Rahul Gandhi, speaking at a meeting of the Congress's top decision-making body on Sunday, insisted that he did not want to continue as party president after its debacle in the national election. He remained firm on his decision to quit even after the party unanimously rejected it.
"We have to continue our fight. I am and will remain a disciplined soldier of the Congress and continue to fight fearlessly. But I do not want to remain the party president," Rahul Gandhi, 48, told the Congress Working Committee, which includes his mother Sonia Gandhi, sister Priyanka Gandhi Vadra and former prime minister Manmohan Singh.
The Congress, shell-shocked after its 52-seat haul -- only a few more than its historic low of 44 in 2014 -- stuck to the template as it responded to its party president's mea culpa in a four-hour post-mortem. Party leaders praised Rahul Gandhi and authorized him to go for a complete overhaul of the party.

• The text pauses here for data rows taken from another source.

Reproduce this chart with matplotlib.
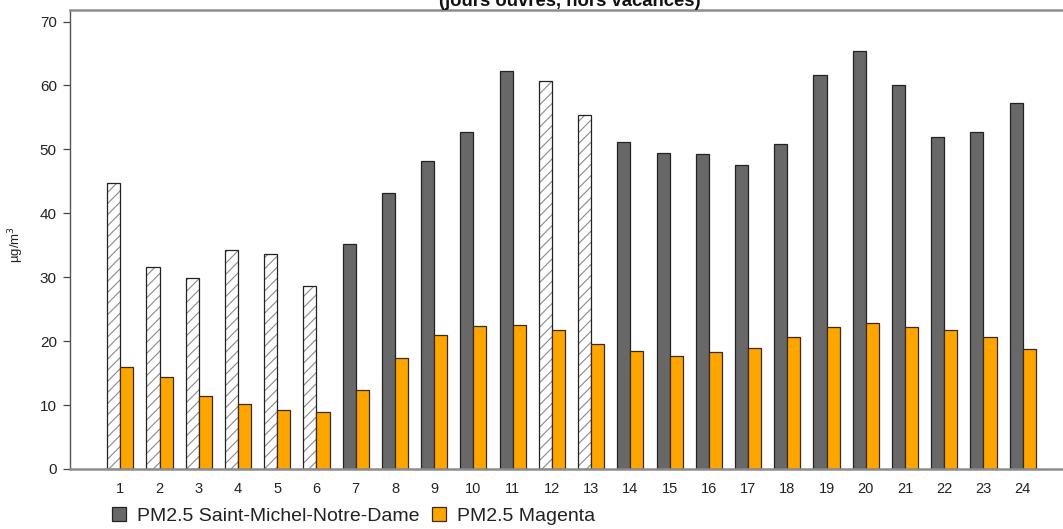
import matplotlib
matplotlib.use("Agg")
import matplotlib.pyplot as plt
from matplotlib.patches import Patch
import numpy as np

plt.rcParams['font.family'] = ['Liberation Sans', 'DejaVu Sans']
plt.rcParams['hatch.linewidth'] = 0.8

heures = [str(h) for h in range(1, 25)]
smnd = [44.8, 31.6, 29.9, 34.2, 33.6, 28.6, 35.2, 43.1, 48.2, 52.7, 62.2, 60.7,
        55.4, 51.1, 49.4, 49.2, 47.5, 50.9, 61.7, 65.4, 60.0, 51.9, 52.7, 57.3]
magenta = [16.0, 14.4, 11.4, 10.2, 9.2, 8.9, 12.4, 17.4, 20.9, 22.4, 22.5, 21.8,
           19.6, 18.4, 17.6, 18.3, 18.9, 20.6, 22.2, 22.8, 22.2, 21.8, 20.7, 18.8]
# heures a donnees incompletes (barres hachurees)
incomplet = [1, 2, 3, 4, 5, 6, 12, 13]

W, H = 1063, 529
fig = plt.figure(figsize=(W / 100, H / 100), dpi=100)
ax = fig.add_axes([70 / W, 60 / H, (1080 - 70) / W, 459 / H])

x = np.arange(1, 25)
w = 1 / 3
for i, v in zip(x, smnd):
    if i in incomplet:
        ax.bar(i - w / 2, v, w, color='white', edgecolor='#8a8a8a',
               hatch='///', linewidth=0)
        ax.bar(i - w / 2, v, w, fill=False, edgecolor='#222222', linewidth=0.9)
    else:
        ax.bar(i - w / 2, v, w, color='#686868', edgecolor='#222222', linewidth=0.9)
ax.bar(x + w / 2, magenta, w, color='#FFA500', edgecolor='#3a2a1a', linewidth=0.9)

ax.set_xlim(-0.282, 25.46)
ax.set_ylim(0, 71.8)
ax.set_xticks(x)
ax.set_xticklabels(heures)
ax.set_yticks(range(0, 71, 10))
ax.tick_params(axis='x', length=0, pad=9.5, labelsize=10.5, labelcolor='#222222')
ax.tick_params(axis='y', length=5, width=0.9, pad=4.5, labelsize=11,
               color='#444444', labelcolor='#222222')

ax.spines['left'].set_color('#555555')
ax.spines['left'].set_linewidth(1.0)
ax.spines['bottom'].set_color('#8c8c8c')
ax.spines['bottom'].set_linewidth(1.8)
ax.spines['top'].set_color('#8c8c8c')
ax.spines['top'].set_linewidth(1.8)
ax.spines['right'].set_visible(False)

fig.text(16 / W, 1 - 245 / H, r'µg/m$^3$', rotation=90, ha='center', va='center',
         fontsize=9.5, color='#222222')
fig.text(570 / W, 1 - 5.5 / H, '(jours ouvrés, hors vacances)', ha='center',
         va='baseline', fontsize=13.3, fontweight='bold', color='#111111')

handles = [Patch(facecolor='#686868', edgecolor='#222222', linewidth=0.9),
           Patch(facecolor='#FFA500', edgecolor='#3a2a1a', linewidth=0.9)]
fig.legend(handles, ['PM2.5 Saint-Michel-Notre-Dame', 'PM2.5 Magenta'],
           loc='center left', bbox_to_anchor=(112 / W, 1 - 516 / H), ncol=2,
           frameon=False, fontsize=14, handlelength=0.72, handleheight=0.7,
           handletextpad=0.55, columnspacing=0.65, borderpad=0, borderaxespad=0,
           labelcolor='#222222')

fig.savefig('out.png', dpi=100)
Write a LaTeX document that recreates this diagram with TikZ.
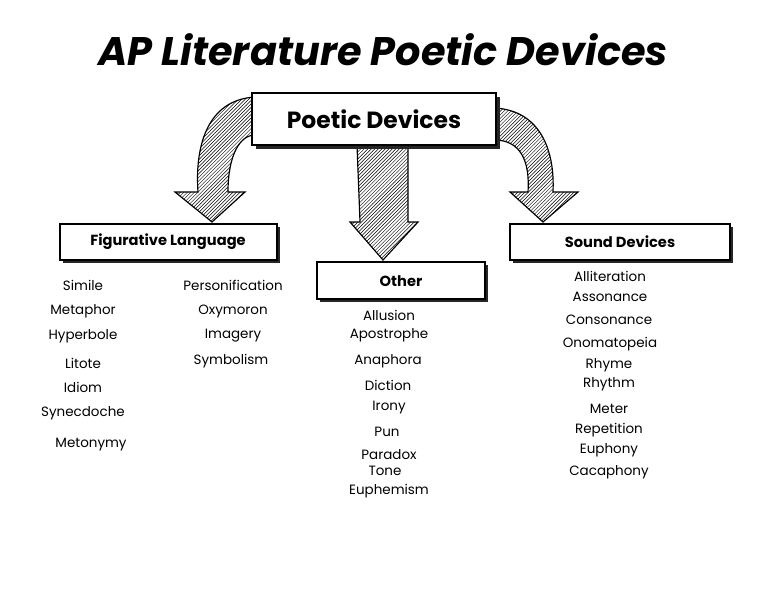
\documentclass[tikz,border=0pt]{standalone}
\usepackage{fontspec}
\setmainfont{Poppins}
\usetikzlibrary{patterns}
\begin{document}
\begin{tikzpicture}[x=0.03cm,y=-0.03cm,
  hbox/.style={draw,line width=1.3pt,fill=white,inner sep=0pt},
  shadow/.style={fill=black!85},
  harrow/.style={draw,line width=1pt,pattern=north east lines},
  item/.style={font=\fontsize{11.5}{12}\selectfont,inner sep=0pt}]
\useasboundingbox (0,0) rectangle (768,594);
% title
\node (title) at (383,50) {\fontsize{34}{36}\selectfont\bfseries\itshape AP Literature Poetic Devices};
% arrows
\draw[harrow] (255,97) .. controls (205,100) and (195,150) .. (198,192) -- (175,192) -- (212,222) -- (245,192) -- (228,192) .. controls (228,155) and (240,135) .. (255,135) -- cycle;
\draw[harrow] (494,108) .. controls (540,110) and (555,150) .. (553,192) -- (578,192) -- (543,222) -- (510,192) -- (528,192) .. controls (530,160) and (520,140) .. (494,140) -- cycle;
\draw[harrow] (357,145) -- (408,145) -- (408,222) -- (418,222) -- (383,260) -- (350,222) -- (360,222) -- cycle;
% boxes
\fill[shadow] (256,97) rectangle (500,149);
\draw[hbox] (252,93) rectangle (496,145);
\node (main) at (374,119) {\fontsize{20}{22}\selectfont\bfseries Poetic Devices};
\fill[shadow] (63,227) rectangle (280,263);
\draw[hbox] (60,224) rectangle (277,260);
\node (fig) at (168,242) {\fontsize{12.5}{14}\selectfont\bfseries Figurative Language};
\fill[shadow] (320,265) rectangle (488,302);
\draw[hbox] (317,262) rectangle (485,299);
\node (oth) at (401,281) {\fontsize{12.5}{14}\selectfont\bfseries Other};
\fill[shadow] (513,227) rectangle (733,263);
\draw[hbox] (510,224) rectangle (730,260);
\node (snd) at (620,242) {\fontsize{12.5}{14}\selectfont\bfseries Sound Devices};
% lists
\node[item] (a1) at (83,285) {Simile};
\node[item] (a2) at (83,311) {Metaphor};
\node[item] (a3) at (83,336) {Hyperbole};
\node[item] (a4) at (83,363) {Litote};
\node[item] (a5) at (83,387) {Idiom};
\node[item] (a6) at (83,413) {Synecdoche};
\node[item] (a7) at (91,445) {Metonymy};
\node[item] (b1) at (233,285) {Personification};
\node[item] (b2) at (233,311) {Oxymoron};
\node[item] (b3) at (233,336) {Imagery};
\node[item] (b4) at (231,361) {Symbolism};
\node[item] (c1) at (389,315) {Allusion};
\node[item] (c2) at (389,335) {Apostrophe};
\node[item] (c3) at (388,361) {Anaphora};
\node[item] (c4) at (388,385) {Diction};
\node[item] (c5) at (389,408) {Irony};
\node[item] (c6) at (387,432) {Pun};
\node[item] (c7) at (389,455) {Paradox};
\node[item] (c8) at (385,471) {Tone};
\node[item] (c9) at (389,491) {Euphemism};
\node[item] (d1) at (610,276) {Alliteration};
\node[item] (d2) at (610,297) {Assonance};
\node[item] (d3) at (609,320) {Consonance};
\node[item] (d4) at (610,344) {Onomatopeia};
\node[item] (d5) at (609,365) {Rhyme};
\node[item] (d6) at (609,384) {Rhythm};
\node[item] (d7) at (609,409) {Meter};
\node[item] (d8) at (609,430) {Repetition};
\node[item] (d9) at (609,450) {Euphony};
\node[item] (d10) at (609,472) {Cacaphony};
\end{tikzpicture}
\end{document}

But he insisted that someone else should handle that job.
When the name of Priyanka Gandhi came up as an option, Mr Gandhi reportedly said, "Don't drag my sister into it."
He added: "It is not necessary that the Congress president should be from the Gandhi family."
At a press conference after the meeting, Congress leaders said they had "unanimously and in one word" rejected Mr Gandhi's offer to resign.
"We need Rahul Gandhi to guide us in these challenging times," Congress spokesperson Randeep Surjewala told reporters.
But Rahul Gandhi's silence after the meeting and his absence at the press briefing was seen by many as a sign that the party was finding it tough to talk him out of his decision.
Rahul Gandhi's mother Sonia Gandhi and Priyanka Gandhi reportedly tried, but later told party leaders that his wish should be respected.
Both Rahul Gandhi and his sister Priyanka Gandhi Vadra campaigned extensively across the country in this election. But the end result was a bigger disaster for the party than ever. Prime Minister Narendra Modi's BJP and its allies won a spectacular mandate of over 350 seats in the 543-member Lok Sabha to continue for a second term.